With respect to any claim of medical malpractice, such a claim is not cognizable under 42 U.S.C. § 1983. In Estelle v. Gamble, 429 U.S. 97, 106, 97 S. Ct. 285 (1976), the Supreme Court held that inadequate medical care did not constitute cruel and unusual punishment cognizable under § 1983 unless the mistreatment rose to the level of "deliberate indifference to serious medical needs." In applying this standard, the Ninth Circuit has held that before it can be said that a prisoner's civil rights have been abridged, "the indifference to his medical needs must be substantial. Mere 'indifference,' 'negligence,' or 'medical malpractice' will not support this cause of action." Broughton v. Cutter Lab., 622 F.2d 458, 460 (9th Cir.1980), citing Estelle, 429 U.S. at 105-06, 97 S. Ct. 285. Plaintiff's claims of medical malpractice will be dismissed but plaintiff will be granted leave to amend.

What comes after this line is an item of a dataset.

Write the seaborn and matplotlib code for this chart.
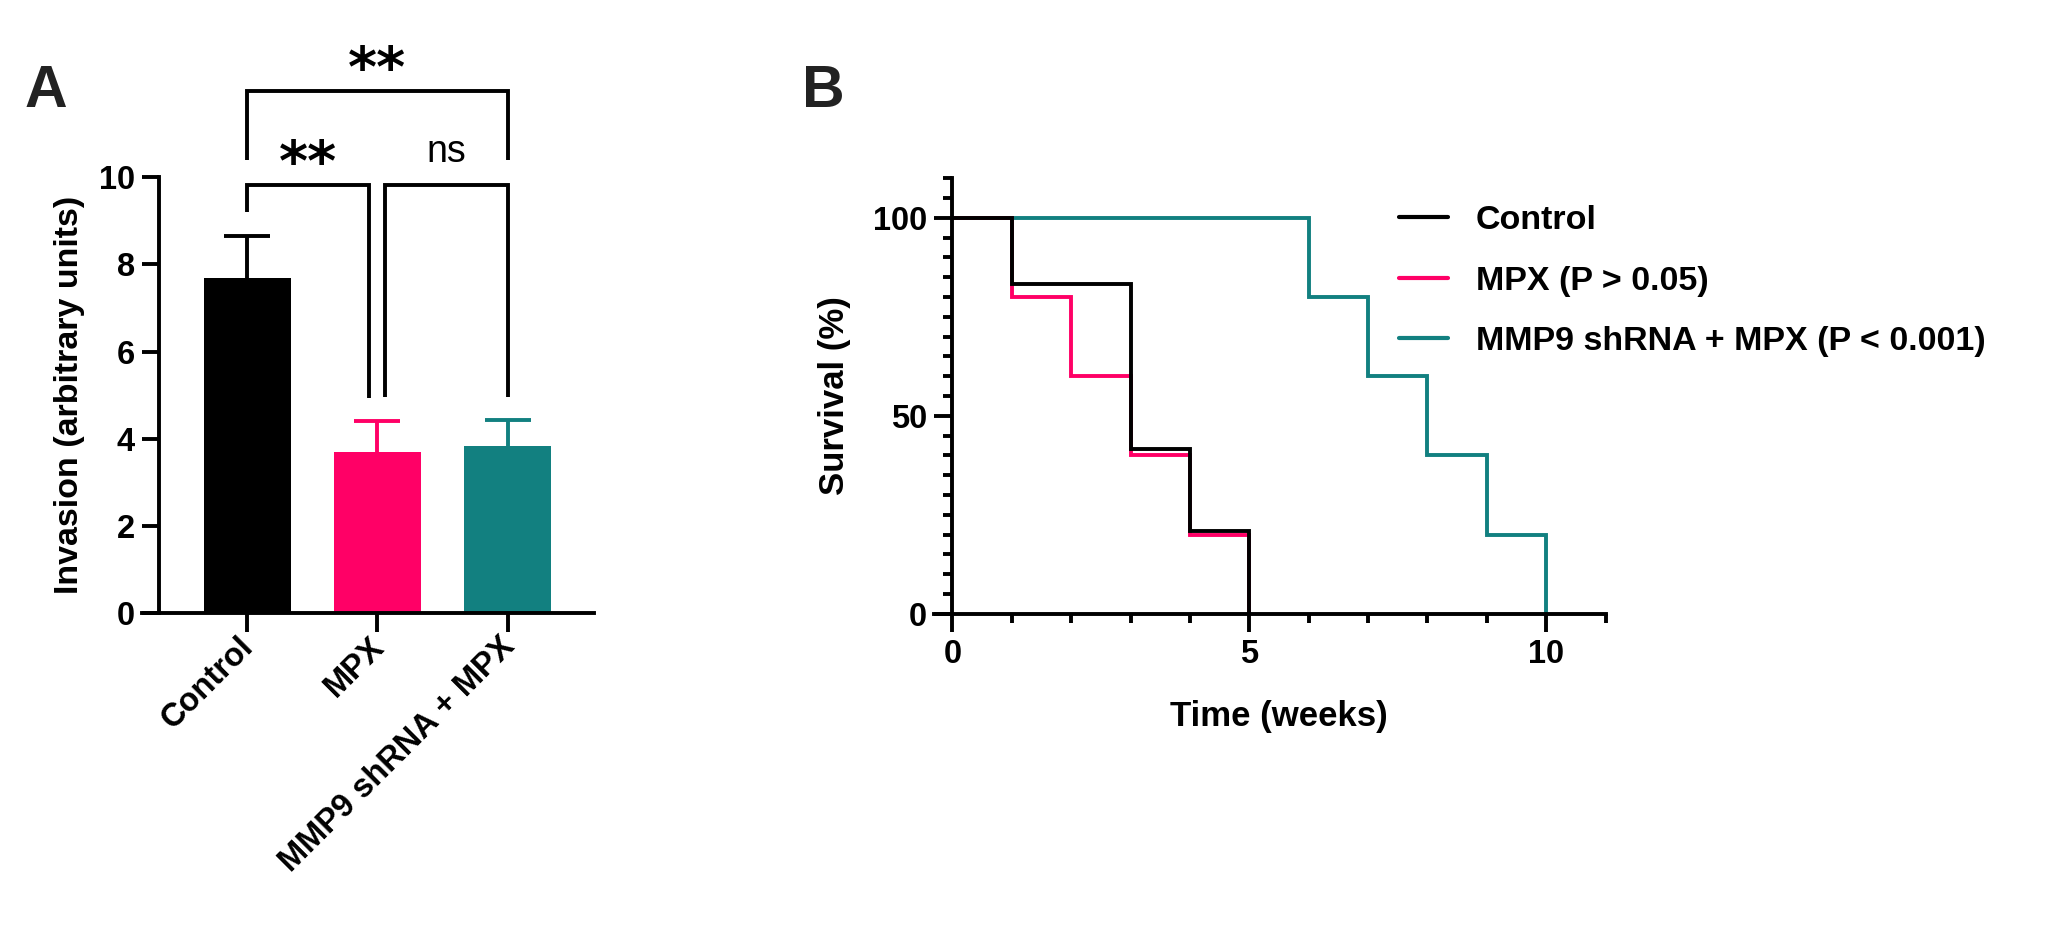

If plaintiff chooses to amend the complaint, plaintiff must demonstrate how the conditions complained of have resulted in a deprivation of plaintiff's constitutional rights. See Ellis v. Cassidy, 625 F.2d 227 (9th Cir. 1980). Also, the complaint must allege in specific terms how each named defendant is involved. There can be no liability under 42 U.S.C. § 1983 unless there is some affirmative link or connection between a defendant's actions and the claimed deprivation. Rizzo v. Goode, 423 U.S. 362, 96 S.Ct. 598 (1976); May v. Enomoto, 633 F.2d 164, 167 (9th Cir. 1980); Johnson v. Duffy, 588 F.2d 740, 743 (9th Cir. 1978). Furthermore, vague and conclusory allegations of official participation in civil rights violations are not sufficient. See Ivey v. Board of Regents, 673 F.2d 266, 268 (9th Cir. 1982).

In addition, plaintiff is informed that the court cannot refer to a prior pleading in order to make plaintiff's amended complaint complete. Local Rule 220 requires that an amended complaint be complete in itself without reference to any prior pleading. This is because, as a general rule, an amended complaint supersedes the original complaint. See Loux v. Rhay, 375 F.2d 55, 57 (9th Cir. 1967). Once plaintiff files an amended complaint, the original pleading no longer serves any function in the case. Therefore, in an amended complaint, as in an original complaint, each claim and the involvement of each defendant must be sufficiently alleged.

In accordance with the above, IT IS HEREBY ORDERED that:

1. Plaintiff's request for leave to proceed in forma pauperis is granted.

2. Plaintiff is obligated to pay the statutory filing fee of $350.00 for this action. Plaintiff is assessed an initial partial filing fee of $1.33. All fees shall be collected and paid in accordance with this court's order to the Director of the California Department of Corrections and Rehabilitation filed concurrently herewith.

3. The complaint is dismissed for the reasons discussed above, with leave to file an amended complaint within twenty-eight days from the date of service of this order. Failure to file an amended complaint will result in a recommendation that the action be dismissed.